Today when I returned I saw something new. The surrounding borders of the main Pandora page were "skinned" by sponsors (Chase, Nike+ and a reality show called Nashville Star). They take over the appearance of the page with the exception of the body, and there is a large format ad as well - a skyscraper or a large box. I don't mind this at all. If intrusive advertising is what keeps a cool thing alive, and free, so be it. Free content surrounded by advertising is not new, but this was the first time I have seen an entire page actually be skinned by a sponsor, let alone done tastefully. If I were there to read content, I would have found it objectionable, but in this case the user experience is to listen, and occasionally react to give the player additional feedback. I thought it was effective.
As I was introducing a co-worker to this, I demonstrated how the player window can be minimized. Once doing that, a large dynamic banner from Amazon appeared over the player featuring products I have either recently purchased or expressed interested in at the Amazon site. This was amazing to me. Perhaps there are few sites I interact with this much on a personal (consumer) level.

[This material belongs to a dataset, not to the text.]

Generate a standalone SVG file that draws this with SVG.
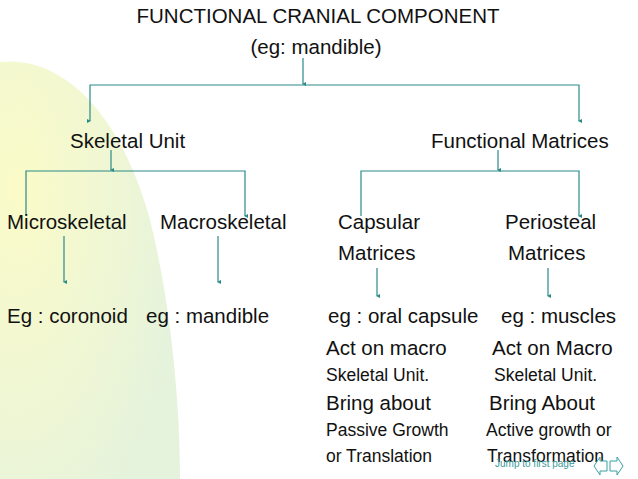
<svg xmlns="http://www.w3.org/2000/svg" width="638" height="479" viewBox="0 0 638 479">
<style>
text{font-family:"Liberation Sans",Arial,sans-serif;fill:#111}
.l{font-size:20.5px}.s{font-size:17.5px}
.c path{fill:none;stroke:#2a8a8a;stroke-width:1.2}
</style>
<defs>
<radialGradient id="bg" cx="0.1" cy="0.3" r="0.9">
<stop offset="0" stop-color="#fbfbc8"/><stop offset="1" stop-color="#e6f3dc"/>
</radialGradient>
<marker id="a" markerWidth="6" markerHeight="6" refX="3" refY="5" orient="auto" markerUnits="userSpaceOnUse"><path d="M1,2 L3,6 L5,2 Z" fill="#2a8a8a"/></marker>
</defs>
<rect width="638" height="479" fill="#fff"/>
<path d="M0,62 C60,55 120,110 150,220 C170,300 180,400 180,479 L0,479 Z" fill="url(#bg)"/>
<g id="title"><text class="l" x="318" y="23" text-anchor="middle">FUNCTIONAL CRANIAL COMPONENT</text><text class="l" x="316" y="54" text-anchor="middle">(eg: mandible)</text></g>
<g class="c" id="connectors">
<path d="M303,58 V84" marker-end="url(#a)"/>
<path d="M90,121 V85 H579 V121" marker-end="url(#a)" marker-start="url(#a)"/>
<path d="M111,150 V170" marker-end="url(#a)"/>
<path d="M26,216 V171 H245 V216" marker-end="url(#a)"/>
<path d="M498,150 V170" marker-end="url(#a)"/>
<path d="M361,216 V171 H579 V216" marker-end="url(#a)"/>
<path d="M64,236 V282" marker-end="url(#a)"/>
<path d="M218,236 V282" marker-end="url(#a)"/>
<path d="M377,268 V296" marker-end="url(#a)"/>
<path d="M548,268 V296" marker-end="url(#a)"/>
</g>
<g id="skeletal"><text class="l" x="70" y="148">Skeletal Unit</text></g>
<g id="functional"><text class="l" x="431" y="148">Functional Matrices</text></g>
<g id="micro"><text class="l" x="7" y="229">Microskeletal</text></g>
<g id="macro"><text class="l" x="160" y="229">Macroskeletal</text></g>
<g id="capsular"><text class="l" x="338" y="229">Capsular</text><text class="l" x="338" y="260">Matrices</text></g>
<g id="periosteal"><text class="l" x="505" y="229">Periosteal</text><text class="l" x="508" y="260">Matrices</text></g>
<g id="coronoid"><text class="l" x="7" y="323">Eg : coronoid</text></g>
<g id="mandible"><text class="l" x="146" y="323">eg : mandible</text></g>
<g id="oral"><text class="l" x="328" y="323">eg : oral capsule</text>
<text class="l" x="326" y="355">Act on macro</text><text class="s" x="326" y="381">Skeletal Unit.</text>
<text class="l" x="326" y="410">Bring about</text><text class="s" x="326" y="436">Passive Growth</text><text class="s" x="326" y="462">or Translation</text></g>
<g id="muscles"><text class="l" x="501" y="323">eg : muscles</text>
<text class="l" x="492" y="355">Act on Macro</text><text class="s" x="494" y="381">Skeletal Unit.</text>
<text class="l" x="489" y="410">Bring About</text><text class="s" x="486" y="436">Active growth or</text><text class="s" x="487" y="462">Transformation</text></g>
<g id="nav"><text x="495" y="467" style="font-size:10px;fill:#3a9a9a">Jump to first page</text>
<path d="M607,461 H600 V457 L594,466 L600,475 V471 H607 Z" fill="#fff" stroke="#3aa0a0"/>
<path d="M610,461 H617 V457 L623,466 L617,475 V471 H610 Z" fill="#fff" stroke="#3aa0a0"/></g>
</svg>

However, the fact that these two sites are capturing enough data about me to offer up products they know I like, or think I will like, on an ongoing basis is amazing to see happen for real today. The things we talk about and read about the future; highly targeted advertising, highly personalized emails, and dynamic ads generated at such a granular and personal level are happening now.
Oh, did I mention that one of the products Amazon offered me was music that Pandora thought I'd like?